Has it been difficult? Very. Waiting is difficult. Not knowing is difficult. Loving in the midst of frustration is difficult. Every family is difficult. Family life is the most difficult thing I have ever done. The things most worth doing in life are difficult, and I wouldn’t change a thing about how we have chosen to live our lives.

“I don’t know if I could love adopted children the same way I love my natural children.” That doesn’t mean it’s not worth trying. Anyone who expresses this concern is obviously concerned with loving children well, and that is exactly the kind of person who should consider adoption. If someone is not concerned with how well he could love an adopted child, he should not consider adoption. There was a point, early in foster care, when it hit me that my foster children needed a father, and I was it. Not just that it would be convenient for them to have a father or that it might prove beneficial to society someday for them to have a father, but that they needed a father. Regardless of the outcome, the situation, or the difficulty, I had the duty to be a father to them and to love them as a father. Love is not a passive emotion, but an active choice.

“It would be too difficult for me if I had to give them back.” For those considering foster children, this is a commonly expressed concern. My wife and I never had to give up our children, but there were times that it looked imminent. We turned to God and sought counseling. The fact is that the situation is broken to begin with, and someone’s heart is going to be broken: the child’s or the parents’. If a child is placed with a loving family, then a loving heart will break if the child is removed. But it is better for the hearts of loving people to break than for the child to be placed with an unloving family or no family at all.

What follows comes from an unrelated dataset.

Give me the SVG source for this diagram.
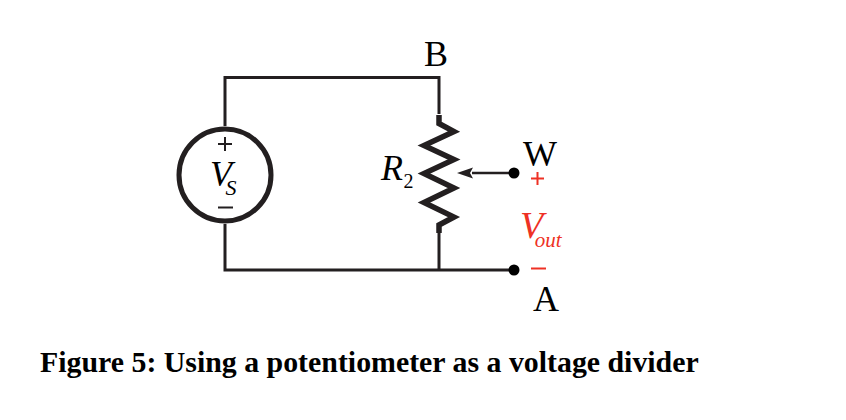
<svg xmlns="http://www.w3.org/2000/svg" width="846" height="420" viewBox="0 0 846 420">
<style>
text{font-family:"Liberation Serif","Times New Roman",serif;fill:#000}
.i{font-style:italic}
.r{fill:#ee3124}
.w{fill:none;stroke:#231f20;stroke-width:3}
</style>
<rect width="846" height="420" fill="#fff"/>
<g id="connectors">
<path class="w" d="M225 126V77.500H439V114"/>
<path class="w" d="M225 224V270H514"/>
<path class="w" d="M439 228V270"/>
<path d="M514 173H472" fill="none" stroke="#231f20" stroke-width="2.500"/>
<path d="M457 173L473 167.500L470 173L473 178.500Z" fill="#231f20"/>
</g>
<g id="source">
<circle cx="225" cy="175" r="46" fill="#fff" stroke="#231f20" stroke-width="5"/>
<path d="M218 144H232M225 137V151M218 207.500H233" fill="none" stroke="#231f20" stroke-width="2"/>
<text class="i" x="210" y="186" font-size="36" letter-spacing="-7">V</text>
<text class="i" x="225.500" y="195" font-size="22">S</text>
</g>
<g id="R2">
<path d="M439 115V123.500L454 131.500L424 145.500L454 159.500L424 173.500L454 188L424 202.500L454 217L439 225V233" fill="none" stroke="#231f20" stroke-width="5.500"/>
<text class="i" x="381" y="180" font-size="36">R</text>
<text x="403.500" y="188" font-size="20">2</text>
</g>
<g id="W">
<circle cx="514" cy="173" r="5.500" fill="#000"/>
<text x="523" y="166" font-size="36">W</text>
<path d="M531 178.500H544M537.500 172V185" fill="none" stroke="#ee3124" stroke-width="2"/>
</g>
<g id="A">
<circle cx="514" cy="270" r="5.500" fill="#000"/>
<path d="M531 268.500H546" fill="none" stroke="#ee3124" stroke-width="2"/>
<text x="533" y="311" font-size="36">A</text>
</g>
<g id="B"><text x="424" y="66" font-size="36">B</text></g>
<g id="Vout">
<text class="i r" x="520" y="238" font-size="38" letter-spacing="-8.500">V</text>
<text class="i r" x="534.800" y="247" font-size="21">out</text>
</g>
<g id="caption"><text x="40" y="372" font-size="29.850" font-weight="bold">Figure 5: Using a potentiometer as a voltage divider</text></g>
</svg>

Adoption is not for every family, but every pro-life family should seriously consider adoption. I have heard it said that we learn who we are not by looking at ourselves in the mirror, but by looking at mom and dad. What do those children learn about themselves who do not have a mom or dad?

“You received a spirit of adoption, through which we cry ‘Abba, Father!’” (Romans 8:15). “When the fullness of time had come, God sent his Son, born of a woman, born under the law, to ransom those under the law, so that we might receive adoption” (Galatians 4:4-5). When we look at our Heavenly Father, we learn who we are and what we are. Created in his image and likeness, our hearts are to be united with his. In that heart we find a spirit of self-sacrificial, abundant and overflowing love, and we find the orphans in need of a home. The pro-life cause doesn’t end at birth, because every new life has a right to a family.